■ THE TASK
Beginning with the first line, set down every line through the one containing "from bokeh.resources import INLINE", exactly as it appears, but not the pictures.

>> START GIVEN MATERIAL

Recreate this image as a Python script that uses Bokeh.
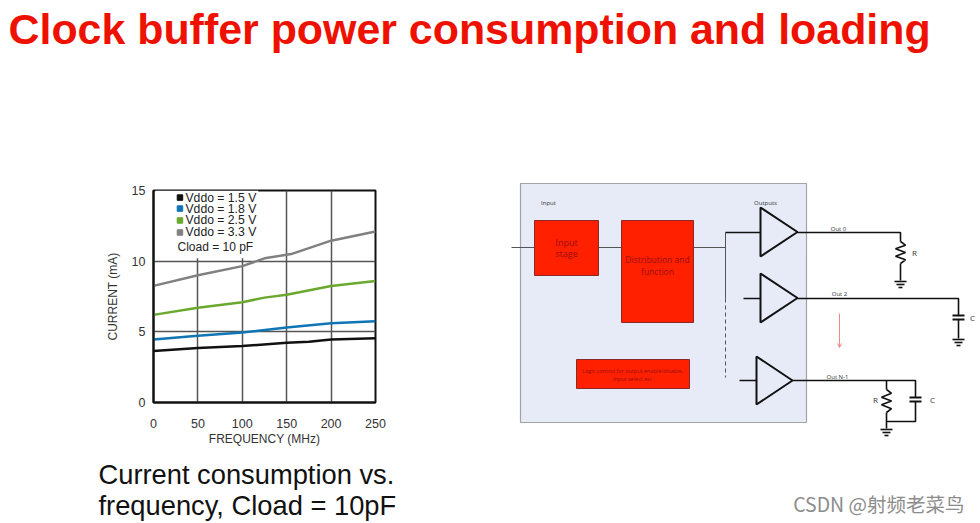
from bokeh.core.properties import value
from bokeh.embed import file_html
from bokeh.layouts import column, row
from bokeh.models import BoxAnnotation, Label, Range1d
from bokeh.plotting import figure
from bokeh.resources import INLINE

# chart values
freq_black = [0, 50, 100, 150, 175, 200, 250]
cur_black = [3.65, 3.85, 4.0, 4.22, 4.3, 4.45, 4.55]
freq_blue = [0, 50, 100, 150, 200, 250]
cur_blue = [4.45, 4.72, 4.95, 5.3, 5.6, 5.75]
freq_green = [0, 50, 100, 125, 150, 200, 250]
cur_green = [6.2, 6.7, 7.1, 7.42, 7.62, 8.25, 8.6]
freq_gray = [0, 50, 100, 125, 155, 200, 250]
cur_gray = [8.25, 9.0, 9.65, 10.2, 10.5, 11.45, 12.1]
series_names = ["Vddo = 1.5 V", "Vddo = 1.8 V", "Vddo = 2.5 V", "Vddo = 3.3 V"]
series_colors = ["#111111", "#0f75b5", "#6aa82f", "#808080"]
x_ticks = [0, 50, 100, 150, 200, 250]
y_ticks = [0, 5, 10, 15]

TITLE = "Clock buffer power consumption and loading"
CAPTION = ["Current consumption vs.", "frequency, Cload = 10pF"]
FONT = "Liberation Sans"

# title strip
top = figure(width=980, height=58, output_backend="svg", toolbar_location=None,
             x_range=(0, 980), y_range=(0, 58), min_border=0)
top.axis.visible = False
top.grid.visible = False
top.outline_line_color = None
top.add_layout(Label(x=8, y=30, text=TITLE, text_font=FONT, text_font_style="bold",
                     text_font_size="42.9px", text_color="#ee1100", text_baseline="middle"))

# current vs frequency chart
p = figure(width=510, height=394, output_backend="svg", toolbar_location=None,
           x_range=Range1d(0, 250), y_range=Range1d(0, 15),
           x_axis_label="FREQUENCY (MHz)", y_axis_label="CURRENT (mA)",
           min_border_left=153, min_border_right=135, min_border_top=132, min_border_bottom=50)
p.xaxis.ticker = x_ticks
p.yaxis.ticker = y_ticks
p.axis.major_tick_line_color = None
p.axis.minor_tick_line_color = None
p.axis.major_tick_out = 0
p.axis.axis_line_color = "#111111"
p.axis.axis_line_width = 2
p.axis.major_label_text_font = FONT
p.axis.major_label_text_font_size = "12.5px"
p.axis.major_label_text_color = "#333333"
p.axis.axis_label_text_font = FONT
p.axis.axis_label_text_font_size = "12px"
p.axis.axis_label_text_font_style = "normal"
p.axis.axis_label_text_color = "#333333"
p.xaxis.major_label_standoff = 16
p.yaxis.major_label_standoff = 8
p.xaxis.axis_label_standoff = 1
p.yaxis.axis_label_standoff = 9
p.grid.grid_line_color = "#555555"
p.grid.grid_line_width = 1.5
p.outline_line_color = "#111111"
p.outline_line_width = 2

# white patch behind the legend hides the grid there
p.add_layout(BoxAnnotation(left=2, right=118, bottom=10.2, top=15, fill_color="white",
                           fill_alpha=1, line_color=None, level="underlay"))

all_series = [(freq_black, cur_black), (freq_blue, cur_blue), (freq_green, cur_green), (freq_gray, cur_gray)]
for (xs, ys), col in zip(all_series, series_colors):
    p.line(xs, ys, line_width=2.5, line_color=col)

# legend by hand, a real Legend will not pack its rows this tight
legend_rows = [14.5, 13.72, 12.88, 12.03]
for row_y, name, col in zip(legend_rows, series_names, series_colors):
    p.scatter([29.8], [row_y], marker="square", size=5.5, color=col)
    p.add_layout(Label(x=36, y=row_y, text=name, text_font=FONT, text_font_size="12.2px",
                       text_color="#222222", text_baseline="middle"))
p.add_layout(Label(x=27, y=10.97, text="Cload = 10 pF", text_font=FONT, text_font_size="12px",
                   text_color="#222222", text_baseline="middle"))

# caption under the chart
cap_fig = figure(width=510, height=71, output_backend="svg", toolbar_location=None,
                 x_range=Range1d(0, 510), y_range=Range1d(523, 452), min_border=0)
cap_fig.axis.visible = False
cap_fig.grid.visible = False
cap_fig.outline_line_color = None
cap_fig.text([98, 98], [474, 505], CAPTION, text_font=value(FONT), text_font_size=value("27.3px"),
             text_color="#111111", text_baseline="middle")

# block diagram, drawn in its own frame
d = figure(width=470, height=465, output_backend="svg", toolbar_location=None,
           x_range=Range1d(510, 980), y_range=Range1d(523, 58), min_border=0)
d.axis.visible = False
d.grid.visible = False
d.outline_line_color = None

SCHEM_FONT = "Open Sans"


def wire(xs, ys, width=1.6, color="#111111", dash="solid"):
    d.line(xs, ys, line_width=width, line_color=color, line_dash=dash)


def buffer_amp(left, top_y, bottom_y, tip):
    mid = (top_y + bottom_y) / 2
    d.patch([left, tip, left], [top_y, mid, bottom_y], fill_alpha=0, line_color="#111111", line_width=2)


def ground(x, y):
    for half, dy in [(6, 0), (4, 3), (2, 6)]:
        wire([x - half, x + half], [y + dy, y + dy], 1.6)


def resistor(x, y0, y1):
    step = (y1 - y0) / 6
    xs = [x, x + 5, x - 5, x + 5, x - 5, x + 5, x]
    wire(xs, [y0 + i * step for i in range(7)], 1.6)


def cap(x, y0, y1):
    wire([x - 6, x + 6], [y0, y0], 2)
    wire([x - 6, x + 6], [y1, y1], 2)


def text(x, y, s, size, color="#333333", align="center", font=SCHEM_FONT):
    d.text([x], [y], [s], text_font=value(font), text_font_size=value(size), text_color=color,
           text_align=align, text_baseline="middle")


def block(left, right, top_y, bottom_y):
    d.quad(left=[left], right=[right], top=[top_y], bottom=[bottom_y], fill_color="#ff2000",
           line_color="#8a2a22", line_width=1)


d.quad(left=[520], right=[806], top=[183], bottom=[422], fill_color="#e6ebf7", line_color="#a0a4a8", line_width=1.2)

# input path
wire([511, 534], [247, 247], 1, "#555555")
wire([598, 621], [247, 247], 1, "#555555")
wire([693, 725], [247, 247], 1, "#555555")
block(534, 598, 220, 275)
block(621, 693, 220, 322)
block(576, 689, 359, 388)
text(548, 202, "Input", "6px")
text(566, 242, "Input", "9px", "#990f0f")
text(566, 253, "stage", "9px", "#990f0f")
text(657, 259, "Distribution and", "8.5px", "#990f0f")
text(657, 271, "function", "8.5px", "#990f0f")
text(632, 370, "Logic control for output enable/disable,", "5.5px", "#990f0f")
text(632, 378, "input select etc", "5.5px", "#990f0f")
text(765, 202, "Outputs", "6px")

# fan-out rail
wire([725, 725], [232, 298], 1, "#555555")
wire([725, 725], [298, 377], 1, "#555555", [4, 3])
wire([725, 760], [232, 232])

# buffers and loads
buffer_amp(760, 207, 256, 797)
buffer_amp(760, 273, 322, 797)
buffer_amp(756, 356, 404, 792)
wire([743, 760], [298, 298])
wire([739, 756], [380, 380])

wire([797, 900, 900], [232, 232, 241])
resistor(900, 241, 263)
wire([900, 900], [263, 280])
ground(900, 281)
text(914, 252, "R", "8px")
text(838, 228, "Out 0", "6px")

wire([797, 958, 958], [298, 298, 315])
cap(958, 315, 319)
wire([958, 958], [319, 338])
ground(958, 339)
text(972, 317, "C", "8px")
text(839, 293, "Out 2", "6px")

wire([792, 915, 915], [380, 380, 397])
cap(915, 397, 401)
wire([915, 915, 886], [401, 421, 421])
wire([886, 886], [380, 389])
resistor(886, 389, 412)
wire([886, 886], [412, 428])
ground(886, 429)
text(875, 399, "R", "8px")
text(932, 399, "C", "8px")
text(837, 376, "Out N-1", "6px")

# thin red marker arrow between the outputs
wire([839, 839], [313, 346], 1, "#f08a80")
wire([837, 839, 841], [343, 347, 343], 1, "#f08a80")

text(964, 503, "CSDN @射频老菜鸟", "19.5px", "#8c8c8c", "right", "Noto Sans CJK SC")

layout = column(top, row(column(column(p), column(cap_fig)), column(d)))
open("out.html", "w").write(file_html(layout, INLINE))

>> END GIVEN MATERIAL

■ SOLUTION FOR THIS EXERCISE
Recreate this image as a Python script that uses Bokeh.
from bokeh.core.properties import value
from bokeh.embed import file_html
from bokeh.layouts import column, row
from bokeh.models import BoxAnnotation, Label, Range1d
from bokeh.plotting import figure
from bokeh.resources import INLINE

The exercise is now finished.